In a given painting, it’s a good idea to decide ahead of time which handful of colors you’ll use. But that doesn’t mean you should only own a handful of colors. Personally, I find it more fun and interesting to have a larger “library” of colors to choose from, so it’s not the same handful of colors in each painting. After all, color choosing is just as important of a skill as color mixing, and you deny yourself that practice if there’s nothing to choose between.
I think the sweet spot is around 10-20 colors: enough to make meaningful choices, but not so many that you’re overwhelmed. (Full disclosure: at this point, I have 25 gouache and 50 watercolor paints. Your personal overwhelm point may vary.) If you’re starting out, erring on the side of smaller number makes sense so that you have room to expand as you learn, from experience, where the gaps in your collection are, and which types of colors you like best.
In practical terms, I think “start with 6 perfect professional colors” is not really practical advice because it assumes that the beginner already has the type of deep knowledge of color and of their own style that can only be won from experience. (Reading my post, How to Build a Watercolor Palette from the Ground Up, can help, but it won’t tell you which colors you like.) Of course, buying a lot of professional grade paints you don’t like is a good way to waste money (as I know from experience!) There are several ways to make the process of learning about colors cheaper:
- Go for student grade. Many of the major brands (Winsor & Newton, Royal Talens, Schmincke, Daler Rowney) offer high quality student grade brands that are cheaper than the pro lines. (I include my RT Van Gogh and WN Cotman color picks in Single-Brand Watercolor Palette Ideas!). Student grade paints are also often sold in large sets and sometimes these sets have good sales.

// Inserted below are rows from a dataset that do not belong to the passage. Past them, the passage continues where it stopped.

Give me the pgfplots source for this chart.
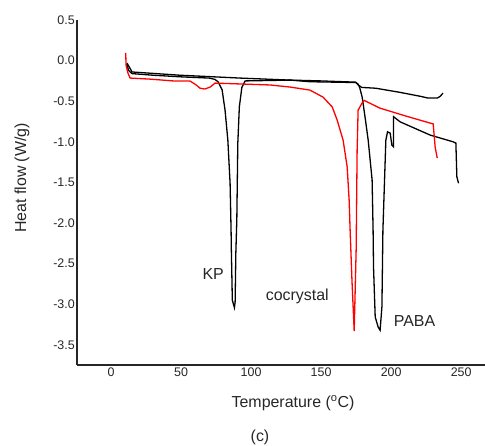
\documentclass[border=0pt]{standalone}
\usepackage{fontspec}
\setmainfont{Liberation Sans}
\usepackage{pgfplots}
\pgfplotsset{compat=1.18}
\begin{document}
\begin{tikzpicture}[x=1bp,y=1bp]
\path[use as bounding box] (-77,-81) rectangle (408,365);
\begin{axis}[
  at={(0,0)}, anchor=south west, scale only axis,
  width=408bp, height=345bp,
  xmin=-24.3, xmax=267, ymin=-3.747, ymax=0.5,
  axis x line*=bottom, axis y line*=left,
  axis line style={-, line width=1.3bp, black!85},
  xtick={0,50,100,150,200,250},
  ytick={-3.5,-3,-2.5,-2,-1.5,-1,-0.5,0,0.5},
  major tick length=0pt,
  tick label style={font=\fontsize{12.5}{13}\selectfont, text=black!85, /pgf/number format/assume math mode=true},
  yticklabel style={/pgf/number format/fixed, /pgf/number format/fixed zerofill, /pgf/number format/precision=1, inner sep=2bp},
  xticklabel style={inner sep=3bp},
  clip=false,
]
% KP
\addplot[black, line width=1.3bp] coordinates {
(11.2,-0.04) (12.5,-0.12) (15,-0.16) (30,-0.18) (50,-0.20) (70,-0.215) (74,-0.23)
(76.4,-0.26) (79.3,-0.36) (81.4,-0.61) (83.4,-0.98) (85,-1.51) (85.7,-2.09) (85.9,-2.33)
(86.6,-2.95) (88.1,-3.04) (88.6,-2.97) (89.1,-2.37) (89.8,-1.96) (90.5,-1.02) (91.6,-0.57)
(93.4,-0.33) (95.7,-0.25) (128,-0.24) (142,-0.26) (175,-0.27) (176.5,-0.30) (179,-0.33)
(189,-0.34) (206,-0.39) (221,-0.44) (226,-0.46) (233,-0.46) (235,-0.44) (237,-0.40)
};
% PABA
\addplot[black, line width=1.3bp] coordinates {
(11.4,-0.03) (15,-0.14) (49.3,-0.18) (92.1,-0.215) (127.9,-0.24) (150,-0.25) (174.3,-0.265)
(176.4,-0.29) (177.5,-0.33) (179.3,-0.45) (181.4,-0.70) (183.6,-0.98) (186.4,-1.47)
(187.1,-2.09) (187.4,-2.54) (188.6,-3.155) (190.7,-3.28) (192.1,-3.32) (193.4,-3.03)
(194.1,-2.09) (196.2,-0.98) (197.4,-0.877) (199.3,-0.893) (200.5,-1.04) (201.6,-1.06)
(201.7,-0.69) (206.4,-0.754) (227.9,-0.917) (244.3,-1.0) (246.2,-1.016) (246.9,-1.43) (248.1,-1.51)
};
% cocrystal
\addplot[red, line width=1.3bp] coordinates {
(10.5,0.096) (10.7,-0.055) (12.1,-0.154) (13.6,-0.215) (27.9,-0.228) (45.7,-0.252)
(56.4,-0.252) (60,-0.29) (63.6,-0.34) (67,-0.35) (70.7,-0.326) (74.3,-0.277)
(113.6,-0.30) (128,-0.326) (142,-0.363) (151.4,-0.45) (157.9,-0.57) (161.4,-0.73)
(165.7,-0.98) (168.6,-1.31) (170,-1.72) (170.7,-2.09) (172,-2.70) (173.6,-3.33)
(175,-2.33) (175.7,-1.10) (176.4,-0.61) (179.3,-0.52) (180.7,-0.49) (192,-0.585)
(210,-0.68) (228,-0.77) (230,-0.78) (231.4,-1.065) (232.9,-1.20)
};
\node[font=\fontsize{16}{16}\selectfont, text=black!85] at (axis cs:72.9,-2.63) {KP};
\node[font=\fontsize{16}{16}\selectfont, text=black!85] at (axis cs:133,-2.90) {cocrystal};
\node[font=\fontsize{16}{16}\selectfont, text=black!85] at (axis cs:216.7,-3.21) {PABA};
\end{axis}
\node[rotate=90, font=\fontsize{16}{16}\selectfont, text=black!85] at (-55,187) {Heat flow (W/g)};
\node[font=\fontsize{16}{16}\selectfont, text=black!85] at (216,-38) {Temperature (\textsuperscript{o}C)};
\node[font=\fontsize{16}{16}\selectfont, text=black!85] at (183,-72) {(c)};
\end{tikzpicture}
\end{document}
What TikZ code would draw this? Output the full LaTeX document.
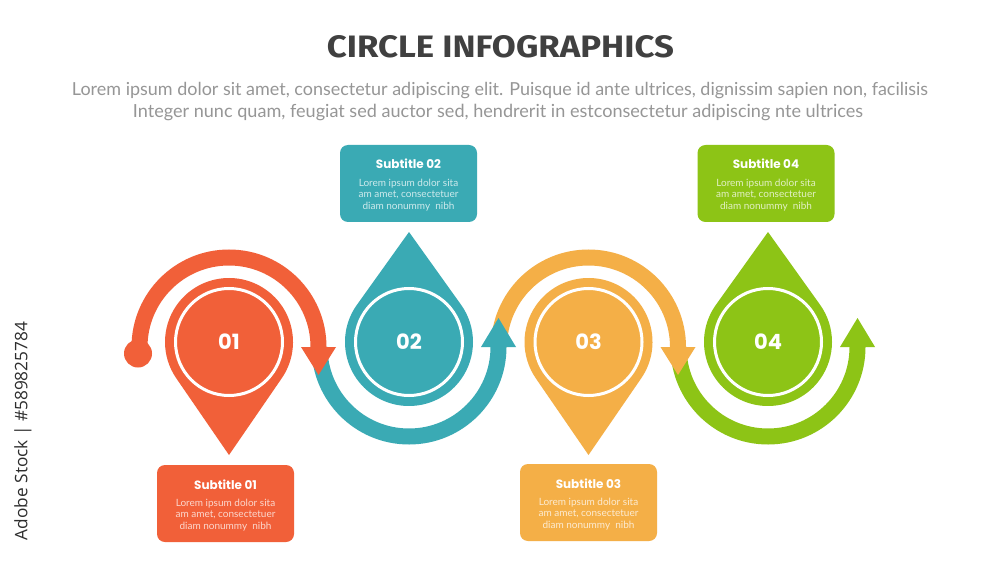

- Start with smallest possible amount of each color. The price-per-ounce of paint is a better deal at larger amounts, but it’s not a good deal if you don’t use it all. When trying new colors, look for half-pans or 5ml tubes.
- Try dot cards. This gets you the opportunity to try most or all of the paints in a brand’s line. While you won’t be able to test extensively the amount of paint in a dot, you can at least tell which colors you have a “love at first sight” or “yuck at first sight” reaction to. That said, this is probably most useful after you have enough skill with watercolor that you know what you’re looking for in evaluating paint. After you have messed around with some basic student grade paints, dot cards are good way of learning about pro brands.
I see the theoretical value of starting out minimalist and then gradually becoming more maximalist, but for me personally, I have not been able to even imagine minimalism until I had the information I gathered from maximalism.